Mercredi : prendre soin de nos vies
Pour la première fois depuis presque 30 ans, je ne travaille pas le mercredi. J’aurais pu travailler toute la journée de chez moi. Mais non. J’ai conscience de devoir préserver mon équilibre. Et puis j’ai beaucoup travaillé cet été, et j’ai de l’avance. Alors j’ai commencé ma journée en faisant du sport. J’ai couru comme rarement : j’avais besoin d’expulser l’énergie accumulée à force de me contrôler en tout. Ce n’était pas à proprement parler de la tension. Mais il fallait que cette énergie-là sorte. Et puis j’ai repris une n-ième fois les emplois du temps des élèves et des AESH, appelé encore des familles pour caler des rendez-vous, vérifié que mes contenus étaient bien prévus et imprimés. J’ai échangé avec mon mari coordo sur mes difficultés, écrit à ma tutrice (car je passe le CAPPEI, alors j’ai une tutrice qui m’épaule). Une balade en forêt avec les enfants m’a aéré le cerveau, et puis je me suis consacrée à quelques rendez-vous téléphoniques pour organiser des formations que je donnerai dans l’année, par mon autoentreprise, et pour poser le cadre d’un nouveau projet éditorial. Car je ne veux renoncer ni à mes mathématiques, ni à mon activité de formatrice.
Jeudi : trou d’air
Drôle de journée, ce jeudi. Ça a été le premier jour où j’ai réussi à atteindre le collège sans GPS, où le prénom des collègues me venait naturellement, où ce nouvel établissement était mon milieu naturel, où j’ai fait une séance d’anglais qui m’a ravie. Ça a aussi été le premier jour où j’ai dû me fâcher très, très fort, devant les provocations d’un élève qui sans doute voulait me tester. Et puis une fois cet esclandre réglé avec une vigueur sans faille, alors que le calme était revenu, et avec lui la mise au travail, j’ai eu un moment de stupeur. Ce moment a été un moment long, de peut-être 10 minutes, pendant lesquelles j’ai perdu tous mes repères d’un coup. Je me suis demandé ce que je devais faire, et je me suis sentie perdue. J’ai rationalisé, je me suis dit avec tranquillité que ça allait passer, qu’après 30 ans de prof de maths il était normal d’avoir un moment de décrochage. Et en effet, l’effet trou d’air est passé. J’avais bien mis les élèves sur les activités que je m’étais définies en objectif pour chacun(e), et j’ai poursuivi encore plus claire dans ma tête qu’avant. Je ne me souviens pas, toutefois, d’avoir ressenti cette impression auparavant. Je me demande si je n’ai pas changé de fonction, profondément, à ce moment-là, d’un coup. Je savais toujours pourquoi j’étais là, pourquoi j’ai décidé de devenir coordinatrice ULIS, vers quoi je veux tendre. Mais je ne savais plus quels gestes professionnels déployer. Un peu comme si on me disait de faire des crêpes, que je savais que je sais en faire, mais que j’ai tout oublié, du lait à la poêle à frire. Cela n’a représenté que 10 petites minutes dans une journée, mais elles étaient d’une étrangeté absolue.

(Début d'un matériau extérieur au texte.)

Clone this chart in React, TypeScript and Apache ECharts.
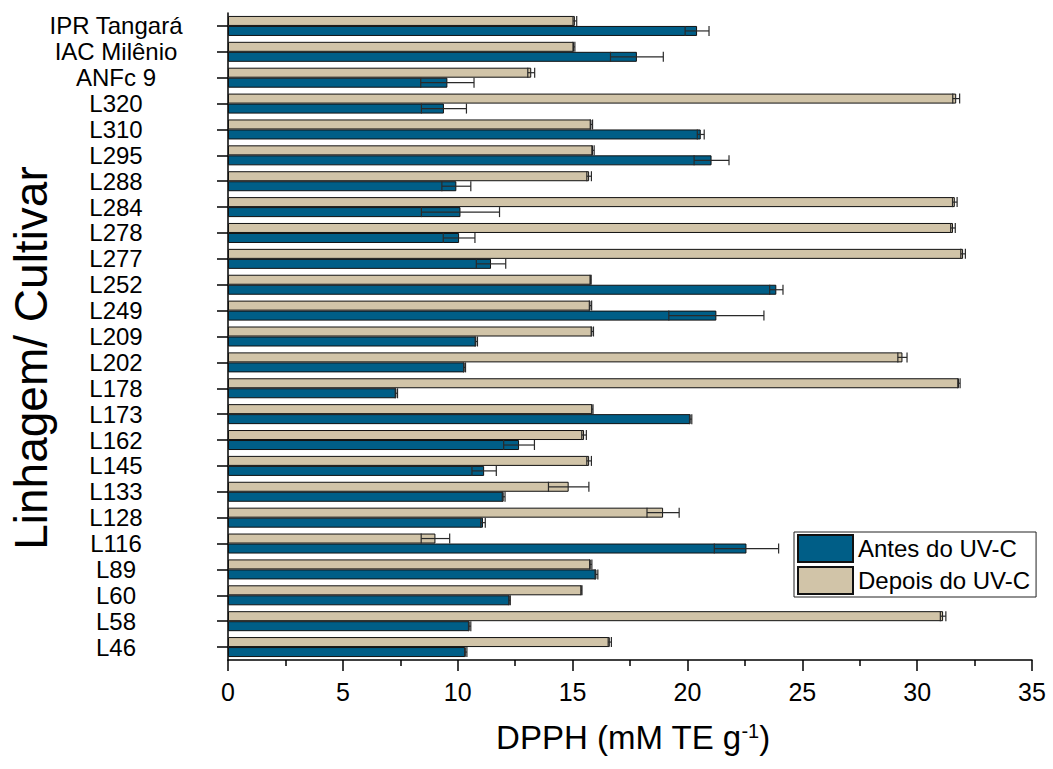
import React, { useEffect, useRef } from "react";
import * as echarts from "echarts";

const categories = [
  "L46", "L58", "L60", "L89", "L116", "L128", "L133", "L145", "L162", "L173",
  "L178", "L202", "L209", "L249", "L252", "L277", "L278", "L284", "L288", "L295",
  "L310", "L320", "ANFc 9", "IAC Milênio", "IPR Tangará",
];

const antes = [
  10.35, 10.52, 12.26, 16.04, 22.57, 11.1, 12.0, 11.15, 12.67, 20.14,
  7.33, 10.3, 10.81, 21.26, 23.87, 11.45, 10.06, 10.12, 9.94, 21.05,
  20.58, 9.4, 9.55, 17.8, 20.42,
];
const antesErr = [
  0.05, 0.05, 0.03, 0.06, 1.4, 0.1, 0.06, 0.53, 0.67, 0.05,
  0.05, 0.04, 0.05, 2.07, 0.29, 0.64, 0.69, 1.7, 0.63, 0.76,
  0.15, 0.98, 1.16, 1.15, 0.52,
];
const depois = [
  16.62, 31.13, 15.39, 15.79, 9.03, 18.94, 14.83, 15.72, 15.5, 15.86,
  31.82, 29.36, 15.86, 15.78, 15.79, 32.0, 31.56, 31.64, 15.72, 15.89,
  15.82, 31.7, 13.2, 15.06, 15.1,
];
const depoisErr = [
  0.07, 0.12, 0.02, 0.05, 0.62, 0.7, 0.88, 0.1, 0.1, 0.03,
  0.05, 0.2, 0.05, 0.05, 0.02, 0.1, 0.1, 0.1, 0.1, 0.05,
  0.05, 0.15, 0.15, 0.04, 0.08,
];

const xTicks = [0, 5, 10, 15, 20, 25, 30, 35];

const FONT = "'Liberation Sans', Arial, sans-serif";
const BLUE = "#005e87";
const TAN = "#d1c4a8";

function errorSeries(vals: number[], errs: number[], offset: number) {
  return {
    type: "custom",
    z: 10,
    silent: true,
    encode: { x: [1, 2], y: 0 },
    data: vals.map((v, i) => [i, v - errs[i], v + errs[i]]),
    renderItem: (params: any, api: any) => {
      const idx = api.value(0);
      const lo = api.coord([api.value(1), idx]);
      const hi = api.coord([api.value(2), idx]);
      const y = lo[1] + offset;
      const h = 5;
      const style = { stroke: "#2a2a2a", lineWidth: 1.2 };
      return {
        type: "group",
        children: [
          { type: "line", shape: { x1: lo[0], y1: y, x2: hi[0], y2: y }, style },
          { type: "line", shape: { x1: lo[0], y1: y - h, x2: lo[0], y2: y + h }, style },
          { type: "line", shape: { x1: hi[0], y1: y - h, x2: hi[0], y2: y + h }, style },
        ],
      };
    },
  };
}

export default function App() {
  const ref = useRef<HTMLDivElement>(null);
  useEffect(() => {
    if (!ref.current) return;
    const chart = echarts.init(ref.current, undefined, { renderer: "svg" });
    chart.setOption({
      animation: false,
      backgroundColor: "#ffffff",
      textStyle: { fontFamily: FONT },
      grid: { left: 228, right: 21, top: 13, bottom: 109, containLabel: false },
      legend: {
        data: ["Antes do UV-C", "Depois do UV-C"],
        orient: "vertical",
        left: 794,
        top: 532,
        padding: [2, 6, 2, 3],
        itemWidth: 55,
        itemHeight: 27,
        itemGap: 3,
        icon: "rect",
        borderColor: "#222",
        borderWidth: 1,
        backgroundColor: "#fff",
        textStyle: { fontSize: 24, color: "#000", fontFamily: FONT },
        selectedMode: false,
      },
      xAxis: {
        type: "value",
        min: 0,
        max: 35,
        interval: 5,
        axisLine: { show: true, lineStyle: { color: "#000", width: 1.5 } },
        axisTick: { show: true, length: 11, lineStyle: { color: "#000", width: 1.5 } },
        minorTick: { show: true, splitNumber: 2, length: 6, lineStyle: { color: "#000", width: 1.5 } },
        splitLine: { show: false },
        axisLabel: {
          fontSize: 25,
          color: "#000",
          margin: 19,
          fontFamily: FONT,
          formatter: (v: number) => (xTicks.includes(v) ? String(v) : ""),
        },
      },
      yAxis: {
        type: "category",
        data: categories,
        axisLine: { show: true, lineStyle: { color: "#000", width: 1.5 } },
        axisTick: { show: true, alignWithLabel: true, length: 11, lineStyle: { color: "#000", width: 1.5 } },
        axisLabel: {
          fontSize: 24,
          lineHeight: 24,
          color: "#000",
          align: "center",
          margin: 112,
          fontFamily: FONT,
          interval: 0,
        },
        splitLine: { show: false },
      },
      graphic: [
        {
          type: "text",
          x: 31,
          y: 358,
          rotation: Math.PI / 2,
          style: {
            text: "Linhagem/ Cultivar",
            fontSize: 46,
            fontFamily: FONT,
            fill: "#000",
            textAlign: "center",
            textVerticalAlign: "middle",
          },
        },
        {
          type: "text",
          x: 633,
          y: 737,
          style: {
            text: "DPPH (mM TE g{sup|-1})",
            fontSize: 33,
            fontFamily: FONT,
            fill: "#000",
            textAlign: "center",
            textVerticalAlign: "middle",
            rich: {
              sup: { fontSize: 20, verticalAlign: "top", fontFamily: FONT, fill: "#000" },
            },
          },
        },
      ],
      series: [
        {
          name: "Depois do UV-C",
          type: "bar",
          data: depois,
          barWidth: 10,
          barGap: "0%",
          itemStyle: { color: TAN, borderColor: "#111", borderWidth: 1 },
        },
        {
          name: "Antes do UV-C",
          type: "bar",
          data: antes,
          barWidth: 10,
          barGap: "0%",
          itemStyle: { color: BLUE, borderColor: "#111", borderWidth: 1 },
        },
        errorSeries(depois, depoisErr, -5),
        errorSeries(antes, antesErr, 5),
      ],
    });
    return () => chart.dispose();
  }, []);
  return (
    <div
      ref={ref}
      style={{ position: "fixed", left: 0, top: 0, width: 1053, height: 769, background: "#fff" }}
    />
  );
}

Vendredi : ah non, tout va bien
En arrivant vendredi, je me demandais si j’allais vivre un nouveau trou d’air. Mais non, pas du tout. Cette dernière journée de ma première semaine s’est déroulée dans une grande clarté, et j’ai ressenti le plaisir d’être là. Des heures de classe aux échanges avec les collègues, des problèmes techniques à régler pour faire fonctionner le vidéopro à d’autres rencontres avec des familles, d’entretiens avec des élèves qui ont des choses à dire à des ajustements d’aménagements de la classe, tout avait du sens. Et j’ai ressenti la joie d’être là, d’y être arrivée (même si maintenant il me faut le CAPPEI pour rester, et j’ai donc du pain sur la planche), avec un mélange d’allégresse, de fierté et de curiosité pour la suite. J’ai découvert le goûter-du-matin-de-la-salle-des-profs, avec des gâteaux faits maison avec des fruits du jardin, et une équipe dans laquelle on a le droit de ne pas être d’accord, et toujours on échange. Et puis on mange des gâteaux, c’est quand même super, ça !

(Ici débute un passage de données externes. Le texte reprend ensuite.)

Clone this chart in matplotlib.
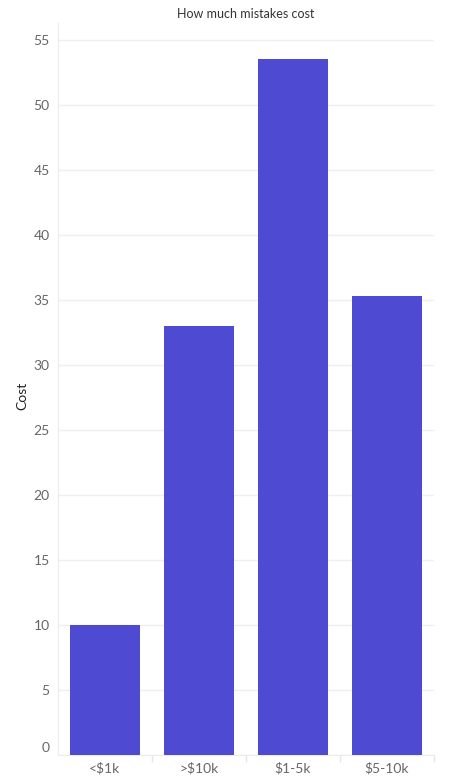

Samedi et dimanche : la chèvre et le chou, le chou et la chèvre
J’ai travaillé, évidemment, ce weekend. Réajuster l’emploi du temps complètement irréaliste que je m’étais fixé, préparer la semaine, corriger les premières productions d’élèves, poser à l’écrit les informations glanées au sujet des élèves pour les mettre à disposition de l’équipe, imprimer-découper-plastifier-redécouper du matériel pédagogique, rappeler des intervenants pour organiser deux sorties en dehors du collège, etc. Mais aussi profiter des amis, de la famille, fêter des anniversaires, m’inscrire à un cours de hip-hop, un autre de chant, récolter la lavande pour les placards et en mettre dans des gâteaux (pour quand ce sera mon tour de m’occuper du goûter-du-matin-de-la-salle-des-profs), faire encore du sport, apporter ma contribution à la préparation de journées de l’APMEP.
Me réjouir. Cette entrée dans ma 50ième année est bien ébouriffante et joyeuse. Comme j’aime.